Role of the Delegation Clause
The court also examined the defendants' argument regarding the delegation clause contained within the arbitration agreement. This clause indicated that the arbitrator would decide disputes regarding the enforceability of the arbitration agreement itself. However, the court clarified that it was responsible for determining whether an agreement to arbitrate existed in the first place. The court referenced the precedent established by the U.S. Supreme Court, which maintained that a court cannot compel arbitration unless it is satisfied that the parties agreed to arbitrate that particular dispute. Given that the arbitration agreement did not include Conduent, the court found that the delegation clause could not enable Conduent to compel arbitration against the plaintiffs.
Equitable Estoppel Argument
The defendants further contended that Conduent could enforce the arbitration agreement through the doctrine of equitable estoppel, claiming that Conduent acted as an agent of Wells Fargo. The court, however, found that the defendants did not adequately demonstrate the existence of an agency relationship between Wells Fargo and Conduent. Even if Conduent was considered an agent, the court noted that equitable estoppel could not be invoked to compel arbitration unless the claims against Conduent arose from the agreement itself. The court concluded that the plaintiffs' claims were based on statutory violations rather than the Terms and Conditions of the EPPICard, thus failing to establish a basis for equitable estoppel.

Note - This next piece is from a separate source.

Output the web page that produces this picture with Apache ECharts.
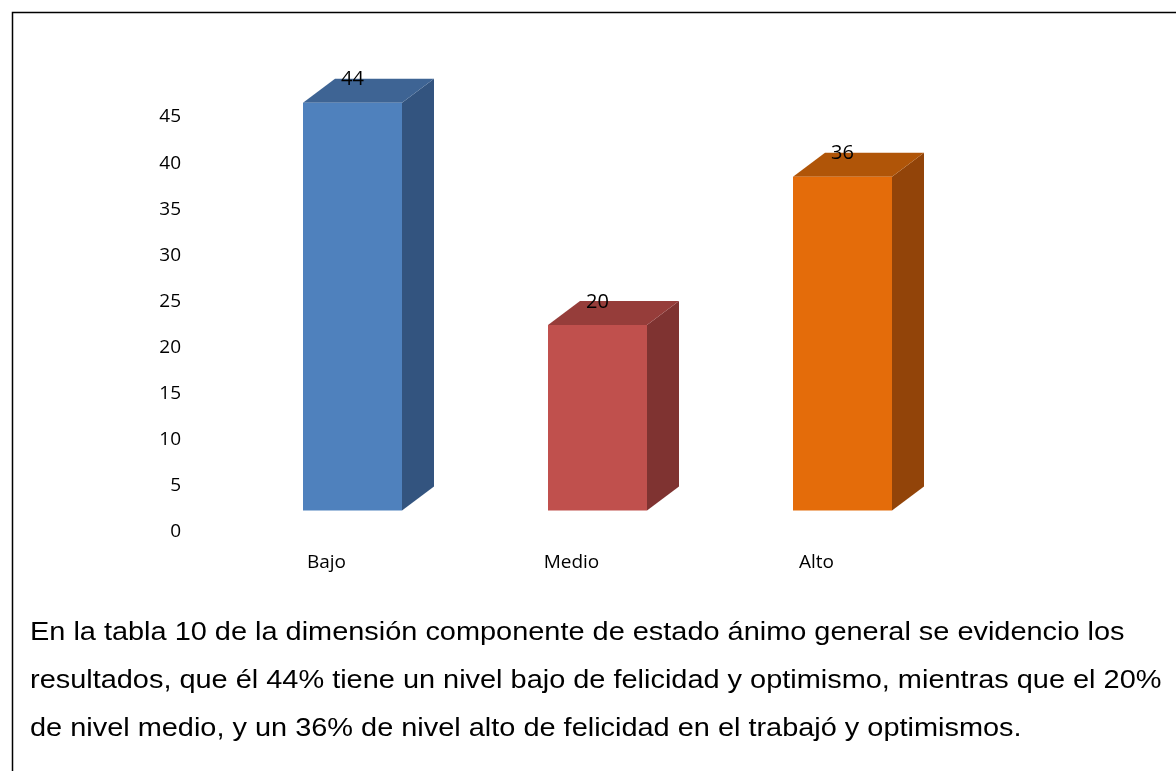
<!DOCTYPE html>
<html>
<head>
<meta charset="utf-8">
<script src="https://cdn.jsdelivr.net/npm/echarts@6/dist/echarts.min.js"></script>
<style>
html,body{margin:0;padding:0;background:#fff;}
#chart{width:1176px;height:771px;}
</style>
</head>
<body>
<div id="chart"></div>
<script>
// ---- data ----
const categories = ['Bajo', 'Medio', 'Alto'];
const values = [44, 20, 36];
const yTicks = [0, 5, 10, 15, 20, 25, 30, 35, 40, 45];
const frontColors = ['#4F81BD', '#C0504D', '#E46C0A'];
const topColors = ['#3E6494', '#963D3A', '#B05508'];
const sideColors = ['#33547F', '#7F3331', '#924409'];
const noteLines = [
  'En la tabla 10 de la dimensión componente de estado ánimo general se evidencio los',
  'resultados, que él 44% tiene un nivel bajo de felicidad y optimismo, mientras que el 20%',
  'de nivel medio, y un 36% de nivel alto de felicidad en el trabajó y optimismos.'
];

// ---- layout ----
const FRONT_W = 99, DX = 32, DY = 24, X_SHIFT = 26;
const labelFont = "'Open Sans', 'Liberation Sans', sans-serif";

const chart = echarts.init(document.getElementById('chart'));

function renderItem(params, api) {
  const idx = api.value(0);
  const base = api.coord([idx, 0]);
  const topP = api.coord([idx, api.value(1)]);
  const xc = base[0] + X_SHIFT;
  const y0 = base[1];
  const y1 = topP[1];
  const l = xc - FRONT_W / 2, r = xc + FRONT_W / 2;
  return {
    type: 'group',
    children: [
      { type: 'polygon', shape: { points: [[r, y1], [r + DX, y1 - DY], [r + DX, y0 - DY], [r, y0]] },
        style: { fill: sideColors[idx] } },
      { type: 'polygon', shape: { points: [[l, y1], [l + DX, y1 - DY], [r + DX, y1 - DY], [r, y1]] },
        style: { fill: topColors[idx] } },
      { type: 'rect', shape: { x: l, y: y1, width: FRONT_W, height: y0 - y1 },
        style: { fill: frontColors[idx] } },
      { type: 'text', x: xc, y: y1 - DY + 1,
        style: { text: String(api.value(1)), fill: '#000', font: "20px " + labelFont, align: 'center', verticalAlign: 'middle' } }
    ]
  };
}

const graphics = [
  { type: 'polyline', shape: { points: [[12.5, 771], [12.5, 12.5], [1176, 12.5]] },
    style: { stroke: '#000', lineWidth: 1.5, fill: null } }
];
noteLines.forEach((t, i) => {
  graphics.push({
    type: 'text', x: 30, y: 632.5 + i * 48, scaleX: 1.112,
    style: { text: t, fill: '#000', font: "26px 'Liberation Sans', Arial, sans-serif", align: 'left', verticalAlign: 'middle' }
  });
});

chart.setOption({
  animation: false,
  backgroundColor: '#fff',
  grid: { left: 204, top: 117, width: 735, height: 415 },
  xAxis: {
    type: 'category', data: categories,
    axisLine: { show: false }, axisTick: { show: false },
    axisLabel: { color: '#000', fontSize: 19, fontFamily: labelFont, margin: 21 }
  },
  yAxis: [
    {
      type: 'value', min: yTicks[0], max: yTicks[yTicks.length - 1], interval: 5,
      axisLine: { show: false }, axisTick: { show: false }, splitLine: { show: false },
      axisLabel: { color: '#000', fontSize: 19, fontFamily: labelFont, margin: 23 }
    },
    {
      type: 'value', min: -2.32, max: 42.45, show: false, splitLine: { show: false }
    }
  ],
  series: [{
    type: 'custom', yAxisIndex: 1, clip: false,
    renderItem: renderItem,
    data: values.map((v, i) => [i, v])
  }],
  graphic: graphics
});
</script>
</body>
</html>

Analysis of Concerted Misconduct
In its consideration of whether the plaintiffs' claims involved substantially interdependent and concerted misconduct between Wells Fargo and Conduent, the court found no such allegations. The court noted that the plaintiffs asserted that both defendants failed to address unauthorized transactions, but these allegations did not indicate any conspiratorial or coordinated actions between them. The court referred to precedent that required a clear showing of collaborative wrongdoing between the signatory and non-signatory parties for equitable estoppel to apply. Since the plaintiffs did not allege that Wells Fargo and Conduent acted in concert, the court determined that this theory of estoppel also could not compel arbitration against Conduent.
Conclusion on Arbitration
The court concluded that the plaintiffs had entered into a valid arbitration agreement with Wells Fargo, compelling arbitration for claims against that entity. However, it ruled that there was no agreement to arbitrate claims against Conduent. As a result, the court granted the motion to compel arbitration solely concerning Wells Fargo while denying it with respect to Conduent. This ruling underscored the principle that a party can only be compelled to arbitrate if there is a valid agreement explicitly including all parties involved in the dispute. By maintaining this standard, the court reinforced the necessity of mutual assent in the formation of arbitration agreements.